JICA海外協力隊の世界日記

セントルシア便り

隊員Gのセントルシア日記_36 〜Caribbean Identity〜

 セントルシアはカリブ共同体CARICOM(Caribbean Community)や東カリブ諸国機構OECS(Organization of East Caribbean States)に所属し、カリブ地域の経済統合や安全保障に取り組んでいます。特に、東カリブ通貨同盟において発行される共通通貨の東カリブ・ドルは、経済統合に向けた象徴的な存在であると言えるでしょう。東カリブ・ドルはUSドルに対して固定相場となっており、1USドルは、2.7東カリブ・ドルで取引されています。日本も、戦後復興の時期は、1USドルが360円に固定されていました。おかげで、安い日本製品は世界中で飛ぶように売れ、輸出産業が大いに発展して、高度経済成長へとつながっていったのです。その後は、超円安を修正する形で、変動相場制に移行したのですが、1USドルが240円だった時期に、私はアメリカを訪ねています。もう40年も前の話になりますが、今でも当時のことは忘れられません。例えば、アメリカのアイスクリームが、とにかく高いのです。そして、やたら甘いのです。経済力の差が、これほどまでに市民生活に影響を与えるとは。切実な現実を突きつけられる旅となりました。

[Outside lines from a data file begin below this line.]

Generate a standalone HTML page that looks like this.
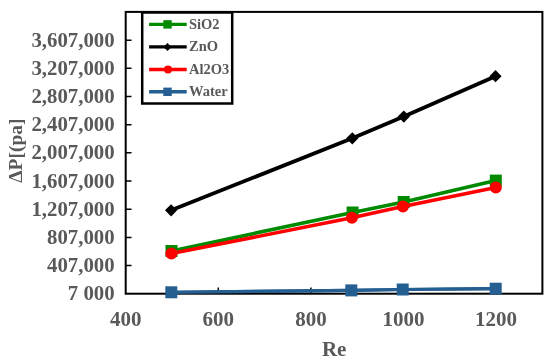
<!DOCTYPE html>
<html><head><meta charset="utf-8"><style>
html,body{margin:0;padding:0;background:#fff;}
svg{display:block;}
.t{font-family:"Liberation Serif",serif;font-weight:bold;font-size:20.8px;fill:#595959;}
</style></head><body>
<svg width="550" height="364" viewBox="0 0 550 364">
<rect width="550" height="364" fill="#fff"/>
<text x="114.6" y="300.2" class="t" text-anchor="end">7 000</text>
<text x="114.6" y="272.0" class="t" text-anchor="end">407,000</text>
<text x="114.6" y="243.9" class="t" text-anchor="end">807,000</text>
<text x="114.6" y="215.7" class="t" text-anchor="end">1,207,000</text>
<text x="114.6" y="187.5" class="t" text-anchor="end">1,607,000</text>
<text x="114.6" y="159.3" class="t" text-anchor="end">2,007,000</text>
<text x="114.6" y="131.2" class="t" text-anchor="end">2,407,000</text>
<text x="114.6" y="103.0" class="t" text-anchor="end">2,807,000</text>
<text x="114.6" y="74.8" class="t" text-anchor="end">3,207,000</text>
<text x="114.6" y="46.7" class="t" text-anchor="end">3,607,000</text>
<text x="125.7" y="326.1" class="t" style="font-size:21px" text-anchor="middle">400</text>
<text x="218.3" y="326.1" class="t" style="font-size:21px" text-anchor="middle">600</text>
<text x="310.9" y="326.1" class="t" style="font-size:21px" text-anchor="middle">800</text>
<text x="403.5" y="326.1" class="t" style="font-size:21px" text-anchor="middle">1000</text>
<text x="496.1" y="326.1" class="t" style="font-size:21px" text-anchor="middle">1200</text>
<text x="334.2" y="355.6" class="t" style="font-size:21px" text-anchor="middle">Re</text>
<text transform="translate(22,150.6) rotate(-90)" class="t" style="font-size:19.5px" text-anchor="middle">ΔP[(pa]</text>
<path d="M125.7 265.5H131.5 M125.7 237.4H131.5 M125.7 209.2H131.5 M125.7 181.0H131.5 M125.7 152.8H131.5 M125.7 124.7H131.5 M125.7 96.5H131.5 M125.7 68.3H131.5 M125.7 40.2H131.5 M218.3 293.7V287.6 M310.9 293.7V287.6 M403.5 293.7V287.6 M496.1 293.7V287.6" stroke="#000" stroke-width="1.5" fill="none"/>
<polyline points="171.3,292.3 351.3,290.4 402.7,289.5 495.7,288.7" fill="none" stroke="#255E91" stroke-width="3.2"/>
<rect x="125.7" y="11.9" width="416.7" height="281.8" fill="none" stroke="#000" stroke-width="2"/>
<polyline points="171.3,292.3 351.3,290.4 402.7,289.5 495.7,288.7" fill="none" stroke="#255E91" stroke-width="3.2"/>
<rect x="165.3" y="286.3" width="12" height="12" fill="#255E91"/>
<rect x="345.3" y="284.4" width="12" height="12" fill="#255E91"/>
<rect x="396.7" y="283.5" width="12" height="12" fill="#255E91"/>
<rect x="489.7" y="282.7" width="12" height="12" fill="#255E91"/>
<polyline points="171.5,251.0 352.6,212.5 403.7,202.0 495.8,180.6" fill="none" stroke="#008A00" stroke-width="3.6"/>
<rect x="165.5" y="245.0" width="12" height="12" fill="#008A00"/>
<rect x="346.6" y="206.5" width="12" height="12" fill="#008A00"/>
<rect x="397.7" y="196.0" width="12" height="12" fill="#008A00"/>
<rect x="489.8" y="174.6" width="12" height="12" fill="#008A00"/>
<polyline points="171.4,253.6 351.9,217.8 402.9,206.4 495.8,187.6" fill="none" stroke="#FF0000" stroke-width="3.6"/>
<circle cx="171.4" cy="253.6" r="6" fill="#FF0000"/>
<circle cx="351.9" cy="217.8" r="6" fill="#FF0000"/>
<circle cx="402.9" cy="206.4" r="6" fill="#FF0000"/>
<circle cx="495.8" cy="187.6" r="6" fill="#FF0000"/>
<polyline points="171.1,210.3 352.3,138.3 403.8,116.6 495.5,76.2" fill="none" stroke="#000" stroke-width="3.8"/>
<path d="M171.1 204.2L177.2 210.3L171.1 216.4L165.0 210.3Z" fill="#000"/>
<path d="M352.3 132.2L358.4 138.3L352.3 144.4L346.2 138.3Z" fill="#000"/>
<path d="M403.8 110.5L409.9 116.6L403.8 122.7L397.7 116.6Z" fill="#000"/>
<path d="M495.5 70.1L501.6 76.2L495.5 82.3L489.4 76.2Z" fill="#000"/>
<rect x="142.2" y="12.5" width="90" height="91" fill="#fff" stroke="#000" stroke-width="2.5"/>
<path d="M149.1 24.4H186.7" stroke="#008A00" stroke-width="3.4"/>
<rect x="163.3" y="20.2" width="8.4" height="8.4" fill="#008A00"/>
<text x="189" y="28.6" class="t" style="font-size:14.5px">SiO2</text>
<path d="M149.1 46.9H186.7" stroke="#000" stroke-width="3.4"/>
<path d="M167.5 42.9L171.5 46.9L167.5 50.9L163.5 46.9Z" fill="#000"/>
<text x="189" y="51.1" class="t" style="font-size:14.5px">ZnO</text>
<path d="M149.1 69.5H186.7" stroke="#FF0000" stroke-width="3.4"/>
<circle cx="168" cy="69.5" r="4" fill="#FF0000"/>
<text x="189" y="73.7" class="t" style="font-size:14.5px">Al2O3</text>
<path d="M149.1 91.8H186.7" stroke="#255E91" stroke-width="3.4"/>
<rect x="163.3" y="87.6" width="8.4" height="8.4" fill="#255E91"/>
<text x="189" y="96.0" class="t" style="font-size:14.5px">Water</text>
</svg>
</body></html>
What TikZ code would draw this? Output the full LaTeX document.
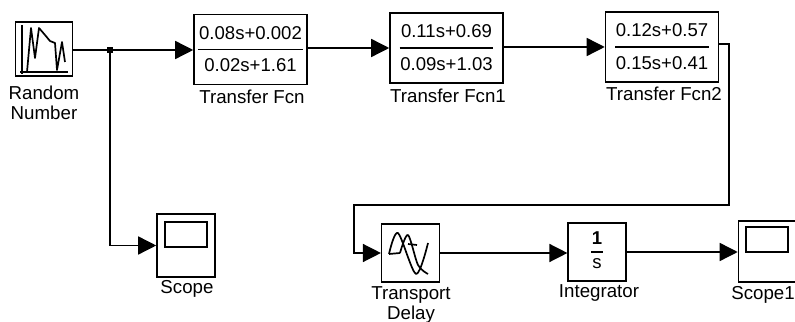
\documentclass[tikz,border=0pt]{standalone}
\usepackage{fontspec}
\setmainfont{Liberation Sans}
\usetikzlibrary{arrows.meta,positioning}
\setlength{\arrayrulewidth}{1pt}
\setlength{\tabcolsep}{0.5pt}
\renewcommand{\arraystretch}{1.42}
\newcommand{\blockfrac}[2]{\begin{tabular}{c}#1\\\hline #2\end{tabular}}
\tikzset{
  block/.style={draw,rectangle,line width=1.1pt,inner sep=0pt,minimum width=14.4mm,minimum height=14.5mm,font=\fontsize{13.2}{15.6}\selectfont},
  tfblock/.style={block,minimum width=28.25mm,minimum height=17.5mm},
  screen/.style={draw,rectangle,line width=1.1pt,inner sep=0pt,minimum width=10.5mm,minimum height=6.25mm},
  caption/.style={align=center,inner sep=0pt,font=\fontsize{13.3}{14.6}\selectfont},
  wire/.style={line width=1pt},
  icon/.style={line width=1.2pt,line join=round}
}
\begin{document}
\begin{tikzpicture}[x=0.25mm,y=-0.25mm,>={Triangle[length=4.5mm,width=4.5mm]}]
  \useasboundingbox (0,0) rectangle (795,322);
  % top row
  \node[block,minimum width=14.25mm,minimum height=13.5mm] (rnd) at (44,49) {};
  \node[tfblock] (tf) at (250.5,49.5) {\blockfrac{0.08s+0.002}{0.02s+1.61}};
  \node[tfblock] (tf1) at (446.5,48) {\blockfrac{0.11s+0.69}{0.09s+1.03}};
  \node[tfblock] (tf2) at (662,47) {\blockfrac{0.12s+0.57}{0.15s+0.41}};
  % bottom row
  \node[block,minimum width=14.5mm,minimum height=15.75mm] (scope) at (186,245.5) {};
  \node[block] (delay) at (410.5,253) {};
  \node[block,font=\fontsize{13.2}{11}\selectfont] (integ) at (597,252) {\blockfrac{\textbf{1}}{s}};
  \node[block,minimum width=14.25mm,minimum height=15.25mm] (scope1) at (767,251.5) {};
  \node[screen] (scr) at (186,234.5) {};
  \node[screen] (scr1) at (767,239.5) {};
  % captions
  \node[caption] (rndcap) at (44,103) {Random\\Number};
  \node[caption] (tfcap) at (252,97) {Transfer Fcn};
  \node[caption] (tf1cap) at (448,96) {Transfer Fcn1};
  \node[caption] (tf2cap) at (664,94) {Transfer Fcn2};
  \node[caption] (scopecap) at (187,289) {Scope};
  \node[caption] (delaycap) at (411,305) {Transport\\Delay};
  \node[caption] (integcap) at (599,293) {Integrator};
  \node[caption] (scope1cap) at (763,295) {Scope1};
  % block icons
  \draw[icon] (22,25) -- (22,74) (20,72) -- (68,72);
  \draw[icon] (27,72) -- (31,28) -- (35,58) -- (39,28) -- (45,35) -- (50,41) -- (55,43) -- (57,70) -- (62,42) -- (65,62);
  \draw[icon] (389,254) -- (400,253) plot[smooth] coordinates {(400,253) (408,235) (418,265) (428,274)};
  \draw[icon] plot[smooth] coordinates {(389,254) (398,233) (416,274) (428,243)};
  \draw[icon] (408,244) -- (417,245);
  % connectors
  \coordinate (c1) at (729,44);
  \coordinate (c2) at (729,205);
  \coordinate (c3) at (354,205);
  \node[fill=black,inner sep=0pt,minimum size=1.5mm] (jn) at (110,50) {};
  \draw[wire,->] (rnd.east |- jn) -- (jn) -- (tf.west |- jn);
  \draw[wire,->] (jn) |- (scope);
  \draw[wire,->] (tf.east |- tf1.west) -- (tf1);
  \draw[wire,->] (tf1.east |- tf2.west) -- (tf2);
  \draw[wire,->] (tf2.east |- c1) -- (c1) -- (c2) -- (c3) |- (delay);
  \draw[wire,->] (delay) -- (integ.west |- delay);
  \draw[wire,->] (integ) -- (scope1.west |- integ);
\end{tikzpicture}
\end{document}
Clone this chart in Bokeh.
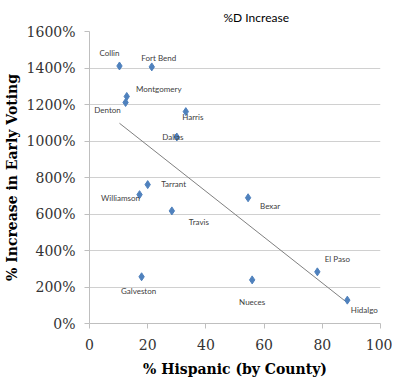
import numpy as np
from bokeh.plotting import figure
from bokeh.models import ColumnDataSource, FixedTicker, PrintfTickFormatter, Title
from bokeh.core.properties import value
from bokeh.embed import file_html
from bokeh.resources import INLINE

counties = ["Collin", "Fort Bend", "Montgomery", "Denton", "Harris", "Dallas", "Tarrant",
            "Williamson", "Travis", "Bexar", "Galveston", "Nueces", "El Paso", "Hidalgo"]
pct_hispanic = [10.3, 21.4, 12.8, 12.4, 33.1, 30.0, 20.0, 17.2, 28.3, 54.5, 17.9, 55.9, 78.3, 88.6]
pct_increase = [1411, 1406, 1244, 1211, 1161, 1022, 761, 706, 617, 689, 256, 239, 283, 128]
x_ticks = [0, 20, 40, 60, 80, 100]
y_ticks = [0, 200, 400, 600, 800, 1000, 1200, 1400, 1600]

# label offsets in screen pixels (layout)
lbl_dx = [-10, 7, 32, -18, 7, -4, 26, -19, 27, 22, -3, 0, 20, 17]
lbl_dy = [-13, -9, -7, 8, 5, 0, -1, 3, 11, 8, 14, 22, -13, 10]

src = ColumnDataSource(dict(x=pct_hispanic, y=pct_increase, name=counties,
                            dx=lbl_dx, dy=lbl_dy))

p = figure(width=392, height=383, x_range=(0, 100), y_range=(0, 1600),
           output_backend="svg", toolbar_location=None,
           min_border_left=84, min_border_right=12, min_border_top=25, min_border_bottom=60)
p.outline_line_color = None
p.background_fill_color = "white"
p.border_fill_color = "white"

p.title = Title(text="%D Increase", align="left", offset=134, standoff=14,
                text_font="Lato", text_font_size="12px", text_font_style="normal",
                text_color="#000000")

# trend line (least squares fit of the data)
coef = np.polyfit(pct_hispanic, pct_increase, 1)
tx = [min(pct_hispanic), max(pct_hispanic)]
ty = [coef[0] * v + coef[1] for v in tx]
p.line(tx, ty, line_color="#808080", line_width=1)

p.scatter("x", "y", source=src, marker="diamond", size=8,
          fill_color="#4f81bd", line_color="#4f81bd")

p.text("x", "y", text="name", source=src, x_offset="dx", y_offset="dy",
       text_font=value("Lato"), text_font_size="8px", text_color="#404040",
       text_align="center", text_baseline="middle")

p.xaxis.ticker = FixedTicker(ticks=x_ticks)
p.yaxis.ticker = FixedTicker(ticks=y_ticks)
p.yaxis.formatter = PrintfTickFormatter(format="%d%%")

for ax in (p.xaxis, p.yaxis):
    ax.axis_line_color = "#bfbfbf"
    ax.major_tick_line_color = "#bfbfbf"
    ax.minor_tick_line_color = None
    ax.major_tick_in = 0
    ax.major_tick_out = 5
    ax.major_label_text_font = "DejaVu Serif"
    ax.major_label_text_font_size = "14px"
    ax.major_label_text_color = "#333333"
    ax.axis_label_text_font = "DejaVu Serif"
    ax.axis_label_text_font_size = "14px"
    ax.axis_label_text_font_style = "bold"
    ax.axis_label_text_color = "#000000"

p.xaxis.axis_label = "% Hispanic (by County)"
p.yaxis.axis_label = "% Increase in Early Voting"
p.xaxis.major_label_standoff = 10
p.yaxis.major_label_standoff = 9
p.xaxis.axis_label_standoff = 8
p.yaxis.axis_label_standoff = 4

p.xgrid.grid_line_color = None
p.ygrid.grid_line_color = "#d0d0d0"
p.ygrid.grid_line_width = 1

open("out.html", "w").write(file_html(p, INLINE))
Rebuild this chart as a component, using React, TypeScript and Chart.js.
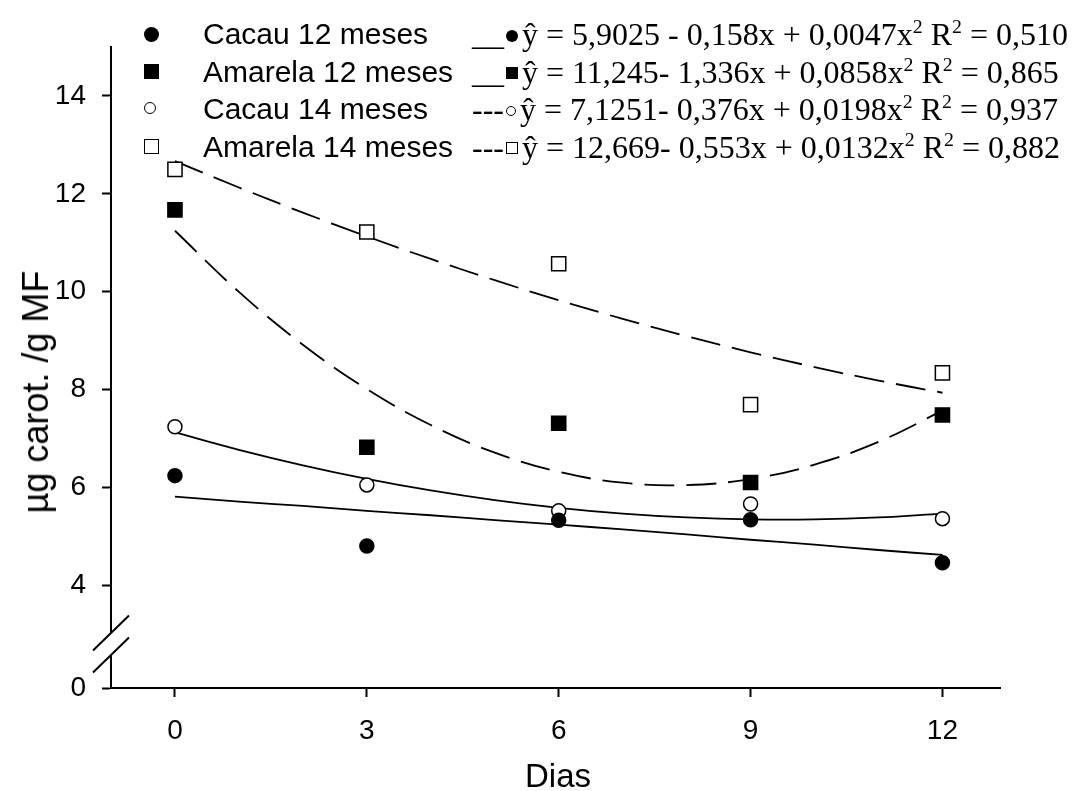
import React, { useEffect, useRef } from 'react';
import { Chart, registerables } from 'chart.js';

Chart.register(...registerables);

// ---- data ----
const days = [0, 3, 6, 9, 12];
const cacau12 = [6.24, 4.8, 5.33, 5.34, 4.46];
const amarela12 = [11.67, 6.82, 7.31, 6.1, 7.48];
const cacau14 = [7.24, 6.05, 5.52, 5.66, 5.36];
const amarela14 = [12.5, 11.22, 10.57, 7.69, 8.34];

// fitted curves at each day
const fitDays = [0, 1, 2, 3, 4, 5, 6, 7, 8, 9, 10, 11, 12];
const fitCacau12 = [5.81, 5.71, 5.62, 5.52, 5.43, 5.33, 5.24, 5.14, 5.04, 4.93, 4.83, 4.72, 4.62];
const fitAmarela12 = [11.245, 9.995, 8.916, 8.009, 7.274, 6.71, 6.318, 6.097, 6.048, 6.171, 6.465, 6.931, 7.568];
const fitCacau14 = [7.125, 6.769, 6.452, 6.175, 5.938, 5.74, 5.582, 5.463, 5.385, 5.345, 5.345, 5.385, 5.464];
const fitAmarela14 = [12.669, 12.129, 11.616, 11.129, 10.668, 10.234, 9.826, 9.445, 9.09, 8.761, 8.459, 8.183, 7.934];

const xTicks = [0, 3, 6, 9, 12];
const yTicks = [4, 6, 8, 10, 12, 14];
const yBreakLabel = '0';
const X_MIN = -1;
const X_MAX = 12.9;
const Y_MIN = 1.9;
const Y_MAX = 15;

const xTitle = 'Dias';
const yTitle = 'µg carot. /g MF';

const seriesNames = ['Cacau 12 meses', 'Amarela 12 meses', 'Cacau 14 meses', 'Amarela 14 meses'];
const eqPrefixes = ['__', '__', '---', '---'];
const eqBodies = [
  'ŷ = 5,9025 - 0,158x + 0,0047x',
  'ŷ = 11,245- 1,336x + 0,0858x',
  'ŷ = 7,1251- 0,376x + 0,0198x',
  'ŷ = 12,669- 0,553x + 0,0132x',
];
const eqR2 = ['0,510', '0,865', '0,937', '0,882'];

type MarkerKind = 'fcircle' | 'fsquare' | 'ocircle' | 'osquare';
const markerKinds: MarkerKind[] = ['fcircle', 'fsquare', 'ocircle', 'osquare'];

const toXY = (xs: number[], ys: number[]) => xs.map((x, i) => ({ x, y: ys[i] }));

const axisBreak = {
  id: 'axisBreak',
  afterDraw(chart: any) {
    const { ctx, chartArea } = chart;
    const x0 = chartArea.left;
    const b = chartArea.bottom;
    const c1 = b - 55;
    const c2 = b - 33;
    ctx.save();
    ctx.fillStyle = '#fff';
    ctx.fillRect(x0 - 3, c1, 6, c2 - c1);
    ctx.strokeStyle = '#000';
    ctx.lineWidth = 2;
    [c1, c2].forEach((cy) => {
      ctx.beginPath();
      ctx.moveTo(x0 - 18, cy + 17.5);
      ctx.lineTo(x0 + 18, cy - 17.5);
      ctx.stroke();
    });
    ctx.restore();
  },
};

function Marker({ kind, size }: { kind: MarkerKind; size: number }) {
  const base: React.CSSProperties = {
    width: size,
    height: size,
    boxSizing: 'border-box',
    display: 'inline-block',
  };
  if (kind === 'fcircle') return <span style={{ ...base, background: '#000', borderRadius: '50%' }} />;
  if (kind === 'fsquare') return <span style={{ ...base, background: '#000' }} />;
  if (kind === 'ocircle')
    return <span style={{ ...base, width: size - 2, height: size - 2, border: '1.5px solid #000', borderRadius: '50%', background: '#fff' }} />;
  return <span style={{ ...base, border: '1.5px solid #000', background: '#fff' }} />;
}

export default function App() {
  const canvasRef = useRef<HTMLCanvasElement | null>(null);

  useEffect(() => {
    const canvas = canvasRef.current;
    if (!canvas) return;
    const lineBase = {
      type: 'line' as const,
      pointRadius: 0,
      borderColor: '#000',
      borderWidth: 1.8,
      tension: 0.4,
      fill: false,
      order: 2,
    };
    const pointBase = {
      type: 'line' as const,
      showLine: false,
      borderColor: '#000',
      pointBorderColor: '#000',
      pointBorderWidth: 1.5,
      order: 1,
    };
    const chart = new Chart(canvas, {
      type: 'line',
      data: {
        datasets: [
          { ...lineBase, label: 'fit Cacau 12', data: toXY(fitDays, fitCacau12) },
          { ...lineBase, label: 'fit Cacau 14', data: toXY(fitDays, fitCacau14) },
          { ...lineBase, label: 'fit Amarela 12', data: toXY(fitDays, fitAmarela12), borderDash: [30, 12] },
          { ...lineBase, label: 'fit Amarela 14', data: toXY(fitDays, fitAmarela14), borderDash: [30, 12] },
          { ...pointBase, label: seriesNames[0], data: toXY(days, cacau12), pointStyle: 'circle', pointRadius: 7, pointBackgroundColor: '#000' },
          { ...pointBase, label: seriesNames[1], data: toXY(days, amarela12), pointStyle: 'rect', pointRadius: 10, pointBackgroundColor: '#000' },
          { ...pointBase, label: seriesNames[2], data: toXY(days, cacau14), pointStyle: 'circle', pointRadius: 7, pointBackgroundColor: '#fff' },
          { ...pointBase, label: seriesNames[3], data: toXY(days, amarela14), pointStyle: 'rect', pointRadius: 10, pointBackgroundColor: '#fff' },
        ] as any,
      },
      options: {
        animation: false,
        responsive: false,
        devicePixelRatio: 1,
        layout: { padding: { left: 0, top: 47, right: 75, bottom: 0 } },
        plugins: { legend: { display: false }, tooltip: { enabled: false } },
        scales: {
          x: {
            type: 'linear',
            min: X_MIN,
            max: X_MAX,
            afterBuildTicks: (s: any) => {
              s.ticks = xTicks.map((v) => ({ value: v }));
            },
            afterFit: (s: any) => {
              s.height = 103;
            },
            grid: { display: true, drawOnChartArea: false, drawTicks: true, tickLength: 9, tickWidth: 2, tickColor: '#000', color: '#000' },
            border: { display: true, color: '#000', width: 2 },
            ticks: {
              color: '#000',
              padding: 17,
              font: { family: 'Liberation Sans, Arial, sans-serif', size: 28 },
              callback: (v: any) => String(v),
            },
          },
          y: {
            type: 'linear',
            min: Y_MIN,
            max: Y_MAX,
            afterBuildTicks: (s: any) => {
              s.ticks = [{ value: Y_MIN }, ...yTicks.map((v) => ({ value: v }))];
            },
            afterFit: (s: any) => {
              s.width = 111;
            },
            grid: { display: true, drawOnChartArea: false, drawTicks: true, tickLength: 9, tickWidth: 2, tickColor: '#000', color: '#000' },
            border: { display: true, color: '#000', width: 2 },
            ticks: {
              color: '#000',
              padding: 16,
              font: { family: 'Liberation Sans, Arial, sans-serif', size: 28 },
              callback: (v: any) => (v === Y_MIN ? yBreakLabel : String(v)),
            },
          },
        },
      } as any,
      plugins: [axisBreak],
    });
    return () => chart.destroy();
  }, []);

  const rowCenter = (i: number) => 34 + i * 37.6;
  const legFs = 30;
  const eqFs = 32;

  return (
    <div style={{ position: 'fixed', left: 0, top: 0, width: 1075, height: 791, background: '#fff', overflow: 'hidden' }}>
      <canvas ref={canvasRef} width={1075} height={791} style={{ position: 'absolute', left: 0, top: 0, width: 1075, height: 791 }} />
      {seriesNames.map((name, i) => {
        const cy = rowCenter(i);
        const ms = markerKinds[i] === 'ocircle' ? 14 : 15;
        return (
          <React.Fragment key={name}>
            <div style={{ position: 'absolute', left: 151 - ms / 2, top: cy - ms / 2, width: ms, height: ms, lineHeight: 0 }}>
              <Marker kind={markerKinds[i]} size={ms} />
            </div>
            <div
              style={{
                position: 'absolute',
                left: 203,
                top: cy - legFs / 2,
                fontFamily: 'Liberation Sans, Arial, sans-serif',
                fontSize: legFs,
                lineHeight: `${legFs}px`,
                whiteSpace: 'nowrap',
                color: '#000',
              }}
            >
              {name}
            </div>
            <div
              style={{
                position: 'absolute',
                left: 472,
                top: cy - eqFs / 2,
                fontFamily: 'Liberation Serif, "Times New Roman", serif',
                fontSize: eqFs,
                lineHeight: `${eqFs}px`,
                whiteSpace: 'nowrap',
                color: '#000',
              }}
            >
              {eqPrefixes[i]}
              <span style={{ display: 'inline-block', verticalAlign: 'middle', lineHeight: 0, marginTop: -4, marginLeft: 2, marginRight: 4 }}>
                <Marker kind={markerKinds[i]} size={12} />
              </span>
              {eqBodies[i]}
              <span style={{ fontSize: '0.62em', verticalAlign: 'super', lineHeight: 0 }}>2</span>
              {' R'}
              <span style={{ fontSize: '0.62em', verticalAlign: 'super', lineHeight: 0 }}>2</span>
              {' = ' + eqR2[i]}
            </div>
          </React.Fragment>
        );
      })}
      <div
        style={{
          position: 'absolute',
          left: 558,
          top: 775,
          transform: 'translate(-50%, -50%)',
          fontFamily: 'Liberation Sans, Arial, sans-serif',
          fontSize: 33,
          lineHeight: '33px',
          whiteSpace: 'nowrap',
          color: '#000',
        }}
      >
        {xTitle}
      </div>
      <div
        style={{
          position: 'absolute',
          left: 36,
          top: 392,
          transform: 'translate(-50%, -50%) rotate(-90deg)',
          fontFamily: 'Liberation Sans, Arial, sans-serif',
          fontSize: 36,
          lineHeight: '36px',
          whiteSpace: 'nowrap',
          color: '#000',
        }}
      >
        {yTitle}
      </div>
    </div>
  );
}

 さて、東カリブ・ドルの固定相場は持続可能なのでしょうか。確かに、USドルにペグ付けられているので、国民の安心感はとても大きいようです。また、投資家にとっても、観光業者にとっても、通貨の信頼性は、事業を継続していく上で、欠かすことができません。そして、固定相場は、インフレの抑制にも、一役買っているのです。仮に、変動相場になった場合は、為替市場における投機のシナリオを考えると、小国にとっては耐えられないリスクが発生する可能性もあります。固定相場は、経済的・金融的に脆弱な小国にとって、安全装置のような役割を果たしているのではないでしょうか。しかし、国際通貨基金IMFは、固定制維持のためには、外貨準備や財政規律によって、国際的な信頼を保つことが欠かせない、と提言しています。そのためには、農業や漁業などの産業を盛り立て、観光業依存から脱却することも必要となってくることでしょう。事実、南米アルゼンチンでは、ペソの信認を維持できず、固定相場を放棄せざるを得なくなりました。また、変動相場制に移行した中米ジャマイカは、今も、慢性的なインフレに悩まされているのです。

 経済統合が進む中、ルシアン達は、セントルシア国民であることに誇りをもつだけでなく、カリビアンであることにも、胸を張っているように見えます。ジャズ・コンサートやスチールパン大会の会場では、司会者が「We are all Caribbean!」と、カリブ諸国からやってきた観衆も巻き込んで、会場全体の一体感を醸成しようとしていました。配属先のカレッジで演奏会を行ったミュージシャンは、隣国マルティニークから招待されたのですが、「私たちカリビアンには共通の音楽があります。」と切り出して、深みのある親近感を投げかけてくれました。

  西アフリカから奴隷として連れてこられたこと。インドから見習いとして連れてこられたこと。西欧諸国によって植民地支配されていたこと。カリビアンは皆、同じような過去を共有し、カーニバルやカリプソやレゲエなどの文化・芸術を共有し、島国という風土や、熱帯海洋性という気候を共有しています。もちろん、言語は、英語であったり、フランス語であったり、スペイン語であったり、オランダ語であったりしますので、背景となる生活文化は異なります。また、「私のルーツは西アフリカにある。」「私のルーツはインドにある。」と主張する人が出てきても、全く不思議ではありません。それでも、人々の魂の中に、カリビアン・アイデンティティーが息づいている、と私は考えているのです。

 正直、アイデンティティーという言葉を紋切り型で使うと失礼にあたるかもしれない、と今までは話題とすることをタブー視してきたところがあります。赴任から8ヶ月が経過し、任期も3分の1の地点を過ぎようとしています。今後は、アイデンティティーにまで踏み込んで、対話を重ね、ディープなセントルシアを体感したいと思います。探究成果、また日記に綴りますね。